Chemical Rust Conversion
For areas where it is impossible or impractical to grind down to bare metal, a chemical rust converter provides an effective way to stabilize the remaining iron oxide. These products are typically water-based and contain active ingredients like tannic acid or phosphoric acid. Tannic acid reacts with the reddish iron oxide to form a black, stable compound called ferric tannate, creating an inert layer. Phosphoric acid converts the iron oxide into iron phosphate, which is also a non-reactive protective surface.
It is important to follow the manufacturer’s instructions for application, as the converter must fully cure to form the desired protective layer, which usually takes a few hours. This converted surface then serves as a stable base for subsequent coatings. Rust converters are not a final coating but a preparatory step that neutralizes the corrosion process before the application of primers and topcoats.
Durable Encapsulation with Primers
Once the surface is clean or chemically converted, the metal requires a high-performance primer to seal it from oxygen and moisture. Epoxy primers are a popular choice because they are two-part (2K) formulations that cure chemically, creating an impermeable, non-porous film. These primers often contain zinc phosphate, a corrosion-inhibiting pigment that enhances the barrier’s protective properties. Applying two medium-wet coats is common, which yields a dry film thickness of approximately 25 to 50 micrometers, providing a robust seal that prevents oxygen from reaching the steel.

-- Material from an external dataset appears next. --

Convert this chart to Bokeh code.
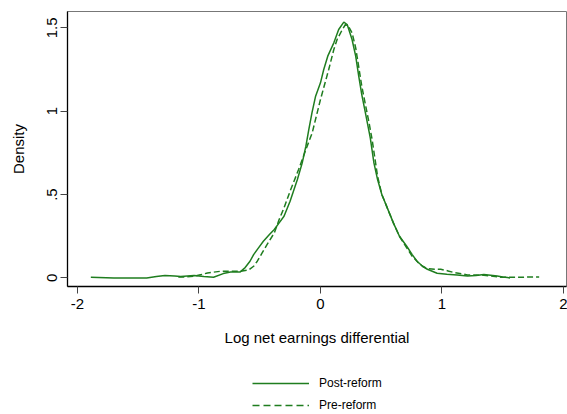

For areas completely stripped to bare metal, a zinc-rich primer can be used to provide an additional layer of defense known as cathodic protection. These primers contain a high percentage of zinc dust, often 86% to 90% by dry film weight. The zinc is a more reactive metal than steel, meaning it will sacrifice itself by corroding first, leaving the underlying steel intact. This sacrificial action is a powerful tool against corrosion, especially in harsh environments, but it requires an exceptionally clean, abrasive-blasted surface for maximum efficacy.
Repairing Perforating Rust
When rust has progressed to the point of creating a hole, known as perforating rust, the only durable solution is to remove the compromised metal and replace it with new steel. This involves cutting out all the rusted material using a cut-off wheel or sheet metal nibbler until only solid, clean metal remains. A new patch panel is then fabricated or purchased and welded into the opening, with a butt weld being the preferred method for a stronger, seamless repair that minimizes moisture traps.
After the welding is complete and the surface is ground smooth, the seams must be sealed using an automotive seam sealer. This flexible, non-porous material is applied over the welded joint to prevent moisture from wicking between the two pieces of metal, a common cause of rust returning in a repaired area. The entire area is then covered with the same high-quality epoxy primer, body filler if necessary, and a final topcoat to match the surrounding paint.
Long-Term Protection
Maintaining the integrity of the repaired area and preventing new rust from forming requires a proactive strategy that focuses on limiting the exposure of metal to the corrosive elements. Regular undercarriage washing is one of the most effective measures, particularly during winter months when road salt is present. This physically removes the saline solution and other corrosive debris that collect in hidden crevices.
In addition to washing, applying a protective undercoating or a rust preventative oil-based spray to the frame and chassis provides a continuous, self-healing barrier. These coatings penetrate seams and coat all vulnerable surfaces, displacing moisture and repelling salt. The longevity of these sacrificial coatings varies, but they generally require reapplication every one to two years to ensure the truck’s metal components remain protected against the relentless advance of corrosion.